2008/12/26

on christmas.....

being an atheist you wouldn't think that i would bother with christmas.  after all, it is supposed to be about the birth of jesus and all that nonsense and not about shop-till-you-drop consumerism.  but our nation (and others) have turned this religious holiday into something completely different.  we have turned it into the time of year that many retailers return to working in the black (profitability, if you will).  while that may be akin to a religious experience for many a ceo and cfo out there, i don't think it is quite what god (had he existed) had in mind.

yet i have no problem with celebrating christmas in many of the tradiational ways, just as long as they aren't religious in nature.  i mean things like the exchange of gifts, well wishes via hallmark cards, visiting family and/or friends, fancy dinners with family and/or friends, etc.  i only wish it didn't take this season to bring folks together in such a way.  it would be difficult for most of us to maintain the level of happiness that can come with this season, but wouldn't it be nice to try?  wouldn't it be nice to have dinners more often with each other?  to exchange a small treat, a tiny gift every so often?  oh well......
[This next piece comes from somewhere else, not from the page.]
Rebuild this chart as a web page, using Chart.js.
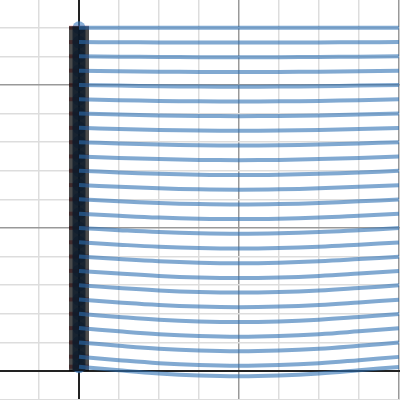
<!DOCTYPE html>
<html><head><style>html,body{margin:0;padding:0;background:#fff}#c{width:400px;height:400px}</style>
<script src="https://cdn.jsdelivr.net/npm/chart.js@4"></script></head>
<body><div id="c"><canvas id="cv" width="400" height="400"></canvas></div>
<script>
const xSamples = [0,1,2,3,4,5,6,7,8];
const profile = [0,0.38,0.71,0.92,1,0.92,0.71,0.38,0.02];
const bases = [12,11.5,11,10.5,10,9.5,9,8.5,8,7.5,7,6.5,6,5.5,5,4.5,4,3.5,3,2.5,2,1.5,1,0.5,0.15];
const dips = [0,0.02,0.03,0.05,0.06,0.08,0.09,0.1,0.12,0.13,0.15,0.16,0.18,0.19,0.2,0.22,0.23,0.25,0.26,0.27,0.29,0.3,0.31,0.32,0.33];
const xGrid = [-1,0,1,2,3,4,5,6,7,8];
const yGrid = [-1,0,1,2,3,4,5,6,7,8,9,10,11,12];
const datasets = [];
bases.forEach((b,i)=>{
  datasets.push({type:'line',data:xSamples.map((x,k)=>({x:x,y:b-dips[i]*profile[k]})),
    borderColor:'rgba(45,112,179,0.6)',borderWidth:4,pointRadius:0,tension:0.4,fill:false});
});
datasets.push({type:'line',data:[{x:0,y:0},{x:0,y:12.05}],borderColor:'rgba(0,0,0,0.7)',borderWidth:20,pointRadius:0,borderCapStyle:'butt'});
datasets.push({type:'line',data:[{x:0,y:0},{x:0,y:12.05}],borderColor:'rgba(45,90,140,0.8)',borderWidth:13,pointRadius:0,borderCapStyle:'butt'});
datasets.push({type:'scatter',data:bases.map(b=>({x:0,y:b})),pointStyle:'line',pointRadius:10,borderWidth:4,borderColor:'rgba(190,60,70,0.55)'});
datasets.push({type:'scatter',data:bases.map(b=>({x:0,y:b})),pointRadius:6.5,backgroundColor:'rgba(55,120,190,0.6)',borderWidth:0});
function gc(step){return ctx=>{const v=ctx.tick.value;if(Math.abs(v)<1e-6)return '#222';return Math.abs(v/step-Math.round(v/step))<1e-6?'#999':'#ddd';};}
function gw(ctx){return Math.abs(ctx.tick.value)<1e-6?2:1.5;}
new Chart(document.getElementById('cv'),{
  data:{datasets},
  options:{responsive:false,animation:false,layout:{padding:0,autoPadding:false},
    plugins:{legend:{display:false},tooltip:{enabled:false}},
    scales:{
      x:{type:'linear',min:-1.975,max:8.025,afterBuildTicks:s=>{s.ticks=xGrid.map(v=>({value:v}));},afterFit:s=>{s.height=0;},ticks:{display:false,padding:0},grid:{drawTicks:false,color:gc(4),lineWidth:gw},border:{display:false}},
      y:{type:'linear',min:-1.014,max:12.97,afterBuildTicks:s=>{s.ticks=yGrid.map(v=>({value:v}));},afterFit:s=>{s.width=0;},ticks:{display:false,padding:0},grid:{drawTicks:false,color:gc(5),lineWidth:gw},border:{display:false}}
    }}
});
</script></body></html>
this year, this christmas, was one with which i am not happy though.  while we did enjoy a very nice meal at the home of a close neighbor, we did not exchange presents.  that is, my wife, daughter and i did not exchange any gifts.  this is due, in large part, to the lack of cash-money on hand for such.  i've been unemployed for the past four years (since we moved to the dayton, ohio area) and my chronic unemployment has made life difficult fiscally.  not harsh, mind you, but difficult.  and we agreed this year to not purchase gifts for each other (the wife and i) and now that the day has come and gone i can say with complete certainty:  i don't like it.  
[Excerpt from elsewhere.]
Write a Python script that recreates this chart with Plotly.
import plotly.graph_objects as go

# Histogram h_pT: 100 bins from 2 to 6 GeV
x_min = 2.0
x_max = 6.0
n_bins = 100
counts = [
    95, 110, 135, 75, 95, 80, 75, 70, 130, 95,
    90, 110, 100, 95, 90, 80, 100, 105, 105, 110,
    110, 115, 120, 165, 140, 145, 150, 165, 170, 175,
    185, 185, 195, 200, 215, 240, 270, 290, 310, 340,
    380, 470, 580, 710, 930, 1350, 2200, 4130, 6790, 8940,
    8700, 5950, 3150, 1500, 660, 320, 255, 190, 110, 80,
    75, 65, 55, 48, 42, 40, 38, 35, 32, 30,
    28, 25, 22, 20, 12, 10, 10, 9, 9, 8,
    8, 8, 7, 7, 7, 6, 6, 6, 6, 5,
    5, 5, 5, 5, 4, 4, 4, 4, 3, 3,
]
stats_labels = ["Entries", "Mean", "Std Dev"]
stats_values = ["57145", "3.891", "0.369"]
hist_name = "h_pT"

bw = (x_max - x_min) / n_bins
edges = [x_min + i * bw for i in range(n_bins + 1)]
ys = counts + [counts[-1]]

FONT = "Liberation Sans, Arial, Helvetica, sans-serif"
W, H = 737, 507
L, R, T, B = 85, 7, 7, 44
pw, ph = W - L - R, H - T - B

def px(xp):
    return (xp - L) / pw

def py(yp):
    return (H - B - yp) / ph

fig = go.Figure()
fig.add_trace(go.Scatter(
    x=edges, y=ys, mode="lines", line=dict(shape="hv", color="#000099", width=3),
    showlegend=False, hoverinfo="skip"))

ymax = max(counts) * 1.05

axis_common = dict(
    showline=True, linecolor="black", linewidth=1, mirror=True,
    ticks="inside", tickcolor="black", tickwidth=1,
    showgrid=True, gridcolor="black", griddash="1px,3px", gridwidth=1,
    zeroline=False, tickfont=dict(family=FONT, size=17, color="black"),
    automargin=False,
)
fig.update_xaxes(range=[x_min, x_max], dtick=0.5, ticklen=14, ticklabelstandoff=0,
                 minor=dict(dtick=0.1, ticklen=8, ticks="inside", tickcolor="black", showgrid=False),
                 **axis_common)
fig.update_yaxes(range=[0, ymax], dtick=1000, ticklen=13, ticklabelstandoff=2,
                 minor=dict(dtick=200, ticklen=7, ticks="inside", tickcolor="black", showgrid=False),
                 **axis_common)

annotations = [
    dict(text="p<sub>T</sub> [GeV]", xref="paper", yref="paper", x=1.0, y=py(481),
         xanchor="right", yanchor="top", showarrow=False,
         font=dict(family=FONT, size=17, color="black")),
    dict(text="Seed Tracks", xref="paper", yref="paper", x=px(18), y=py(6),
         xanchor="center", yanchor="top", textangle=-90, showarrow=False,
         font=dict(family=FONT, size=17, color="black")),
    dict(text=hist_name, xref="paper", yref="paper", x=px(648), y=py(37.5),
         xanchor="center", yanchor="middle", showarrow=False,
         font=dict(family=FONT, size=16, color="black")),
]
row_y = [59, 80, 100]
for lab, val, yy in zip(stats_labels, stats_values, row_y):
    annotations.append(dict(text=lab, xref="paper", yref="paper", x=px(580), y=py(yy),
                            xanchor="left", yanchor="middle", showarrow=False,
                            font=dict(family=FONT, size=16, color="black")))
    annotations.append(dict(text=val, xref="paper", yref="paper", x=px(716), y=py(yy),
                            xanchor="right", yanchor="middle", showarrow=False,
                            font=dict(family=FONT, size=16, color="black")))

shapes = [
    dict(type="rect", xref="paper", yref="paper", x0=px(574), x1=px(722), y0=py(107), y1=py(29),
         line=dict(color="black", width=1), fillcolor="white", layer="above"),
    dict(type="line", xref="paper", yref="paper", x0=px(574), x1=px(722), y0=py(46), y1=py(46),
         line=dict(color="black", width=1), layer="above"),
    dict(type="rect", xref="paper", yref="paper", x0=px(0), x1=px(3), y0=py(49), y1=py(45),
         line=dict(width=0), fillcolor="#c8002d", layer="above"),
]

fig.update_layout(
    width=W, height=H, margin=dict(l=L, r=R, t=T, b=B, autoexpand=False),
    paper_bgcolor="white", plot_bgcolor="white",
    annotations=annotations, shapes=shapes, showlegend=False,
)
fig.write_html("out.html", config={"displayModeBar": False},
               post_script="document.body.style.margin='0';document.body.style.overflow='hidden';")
i can live without the christmas tree (besides - the cats would, in all likelihood) destroy it).  i can live without the birth of jesus.  i can live without christmas carols and coloured lights and i could even live without christmas television shows, but i don't think i can ever again go without getting something for my wife.  it just feels wrong.  

maybe it is in part because i'm not the best person at expressing my feelings of love, warmth and caring.  i'm not saying i'm cold or appear unfeeling; far from it.  but i'm not as good about showing feelings of love as i could be.  so when birthdays or christmas roll around i use these times as an opportunity to try and show what the person means by obtaining a really nice present.  clearly that did not transpire this christmas.  clearly this has left me irritated.  

next year i will not make the same mistake.